Yum! Brands, Inc. spun off its China operations in 2016 after economic and food safety concerns. But Yum, which owns KFC, Pizza Hut and Taco Bell, has recently begun growing the later brand in China.
“We see Yum Brands doing more and more with Taco Bell as kind of its international American brand,” said Schaefer. “Taco Bell kind of represents a next step in the kind of American experience that is being sold through a chain restaurant.”
Taco Bell currently has three restaurants in China and while the core of the brand is consistent, said Lawrence Kim, Taco Bell’s VP of growth, the company creates menu items specifically for the Chinese consumer's taste such as a shrimp and avocado burrito, a crunchy crayfish taco and oolong milk tea.
Quick-service brands like Taco Bell face increasing competition in the U.S., so while growth in China might be tricky it’s hard to pass up.
“The size of the prize is so worth it that you go through the growing pains, versus a very small market,” said Charles Jemley, the new CFO of CKE Restaurants Holdings, Inc.

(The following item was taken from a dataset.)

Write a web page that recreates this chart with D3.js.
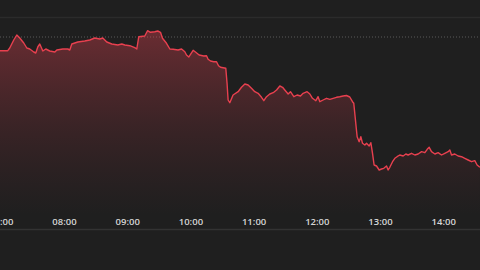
<!DOCTYPE html>
<html>
<head>
<meta charset="utf-8">
<script src="https://cdn.jsdelivr.net/npm/d3@7"></script>
<style>
html, body { margin: 0; padding: 0; background: #1f1f1f; }
svg { display: block; }
</style>
</head>
<body>
<div id="chart"></div>
<script>
// minutes after 07:00 for each reading
var minutes = [
  -0.9, 6.6, 8.5, 12.3, 15.2, 18.0, 21.8, 24.7, 27.5, 31.3,
  33.2, 35.1, 37.0, 39.9, 42.7, 46.5, 51.3, 53.2, 58.9, 63.6,
  65.5, 67.4, 73.1, 79.7, 84.5, 89.2, 94.0, 96.8, 100.6, 105.4,
  111.1, 114.9, 117.7, 122.5, 127.2, 129.1, 131.0, 136.7, 139.3, 142.1,
  146.2, 149.0, 151.6, 153.5, 157.3, 160.5, 163.6, 168.3, 171.6, 174.7,
  176.3, 178.5, 180.1, 182.6, 185.1, 188.3, 192.7, 195.3, 196.8, 199.1,
  202.2, 204.8, 206.7, 208.6, 211.1, 213.6, 214.8, 215.8, 217.4, 220.5,
  225.3, 228.5, 231.7, 234.8, 238.0, 241.1, 244.3, 247.5, 249.7, 252.3,
  255.4, 258.6, 261.8, 264.9, 267.5, 269.6, 272.8, 275.0, 278.2, 281.3,
  284.5, 287.0, 290.8, 293.4, 295.9, 299.1, 301.2, 302.9, 306.0, 309.2,
  312.4, 315.5, 318.7, 321.8, 325.0, 328.2, 331.3, 333.9, 335.1, 337.0,
  338.3, 340.2, 341.8, 343.4, 345.6, 347.2, 349.7, 351.3, 352.9, 354.4,
  356.7, 359.2, 361.4, 363.6, 366.2, 367.7, 369.3, 371.9, 374.1, 376.2,
  378.8, 382.0, 384.5, 386.7, 389.9, 393.1, 396.2, 399.5, 402.6, 404.8,
  406.7, 408.9, 412.1, 415.2, 418.4, 421.5, 424.7, 426.3, 427.9, 431.0,
  434.2, 437.4, 440.5, 443.7, 446.9, 450.0, 452.2, 454.8
];
var prices = [
  179.3, 179.3, 182, 190, 195, 192, 187, 182, 181, 178,
  177, 183, 186, 179, 181, 179, 178, 180, 181, 181,
  180, 186, 188, 189, 190, 192, 191, 192, 188, 186,
  185, 186, 185, 184.3, 182.3, 181, 193.3, 194, 199.3, 197.7,
  198.3, 199, 197.7, 191.7, 186.7, 181, 180.7, 180, 181, 178.3,
  175, 173, 175.7, 179.7, 177.7, 175, 174, 174.3, 170.7, 169,
  168.3, 168.3, 164.3, 162.7, 162.3, 161.7, 146.7, 130, 127.3, 135,
  138.3, 142.7, 146, 145, 141.7, 138.3, 136.7, 132.7, 129.3, 133.3,
  136, 137.3, 140, 144, 142.7, 140, 136, 138.3, 133.3, 135,
  134, 136.7, 138.3, 136, 131.7, 129.3, 133.3, 128.3, 130, 131.7,
  130.7, 131.7, 132.7, 133.3, 134, 134.5, 133, 128.3, 126.7, 106.7,
  93.3, 88.3, 93.3, 86.7, 85, 86.7, 84, 87.3, 76.7, 65,
  64, 60, 61, 61.7, 64, 60, 62.7, 68.3, 71.7, 73.3,
  75, 74, 76, 75, 76.7, 75, 76, 78.3, 77.3, 80.7,
  82.7, 78.3, 76, 77.3, 75, 76.7, 78.3, 80, 75, 76,
  74, 73.3, 71.7, 70, 68.3, 69.3, 65, 62.7
];
var prevClose = 193;
var tickHours = [7, 8, 9, 10, 11, 12, 13, 14];

var width = 480;
var height = 270;

function at(h, m) { return new Date(2024, 0, 15, h, 0, 0, 0).getTime() + m * 60000; }

var data = minutes.map(function(m, i) {
  return { date: new Date(at(7, m)), price: prices[i] };
});

var x = d3.scaleTime()
  .domain([new Date(at(7, 0)), new Date(at(15, 0))])
  .range([0.8, 0.8 + 63.2 * 8]);

var y = d3.scaleLinear()
  .domain([0, 212])
  .range([230, 18]);

var svg = d3.select("#chart").append("svg")
  .attr("width", width)
  .attr("height", height);

svg.append("rect")
  .attr("width", width).attr("height", height)
  .attr("fill", "#1f1f1f");

var defs = svg.append("defs");
var grad = defs.append("linearGradient")
  .attr("id", "fillGrad")
  .attr("gradientUnits", "userSpaceOnUse")
  .attr("x1", 0).attr("x2", 0)
  .attr("y1", 25).attr("y2", 215);
grad.append("stop").attr("offset", "0%").attr("stop-color", "#d8404e").attr("stop-opacity", 0.42);
grad.append("stop").attr("offset", "55%").attr("stop-color", "#c03a48").attr("stop-opacity", 0.16);
grad.append("stop").attr("offset", "100%").attr("stop-color", "#a03040").attr("stop-opacity", 0);

// top separator line
svg.append("line")
  .attr("x1", 0).attr("x2", width)
  .attr("y1", 17.5).attr("y2", 17.5)
  .attr("stroke", "#2b2b2b")
  .attr("stroke-width", 1.5);

// previous close dotted line
svg.append("line")
  .attr("x1", 0).attr("x2", width)
  .attr("y1", y(prevClose)).attr("y2", y(prevClose))
  .attr("stroke", "#5a5a5a")
  .attr("stroke-width", 1)
  .attr("stroke-dasharray", "1,2");

var area = d3.area()
  .x(function(d) { return x(d.date); })
  .y0(y(0))
  .y1(function(d) { return y(d.price); });

var line = d3.line()
  .x(function(d) { return x(d.date); })
  .y(function(d) { return y(d.price); });

svg.append("path")
  .datum(data)
  .attr("d", area)
  .attr("fill", "url(#fillGrad)");

svg.append("path")
  .datum(data)
  .attr("d", line)
  .attr("fill", "none")
  .attr("stroke", "#e8404f")
  .attr("stroke-width", 1.4)
  .attr("stroke-linejoin", "round");

// bottom axis line
svg.append("line")
  .attr("x1", 0).attr("x2", width)
  .attr("y1", 229.5).attr("y2", 229.5)
  .attr("stroke", "#333333")
  .attr("stroke-width", 1.5);

var xAxis = d3.axisBottom(x)
  .tickValues(tickHours.map(function(h) { return new Date(at(h, 0)); }))
  .tickFormat(d3.timeFormat("%H:%M"))
  .tickSize(0);

var gx = svg.append("g")
  .attr("transform", "translate(0, 215)")
  .call(xAxis);
gx.select(".domain").remove();
gx.selectAll("text")
  .attr("fill", "#d6d6d6")
  .style("font-family", "'Open Sans', sans-serif")
  .style("font-size", "9.5px")
  .style("font-weight", "600");
</script>
</body>
</html>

CKE, the parent company of Carl’s Jr. and Hardee’s, has fewer than 20 locations in China right now but has ambitious plans for growth. Jemley, who worked on international growth for Yum and Starbucks, has found challenges with real estate and labor in the country, but said, “you cannot be a global brand and not be China. You just can't do that. It's too big a market.”
And international growth has its fair share of softer benefits, too.
“What I really like about internationally, honestly, is it's also a clean sheet of paper, oftentimes for the brands that have the history like our brands do you can test fast and learn fast there,” said Jemley. “A lot of innovation at the brands I've been at previously have come from their overseas operations.”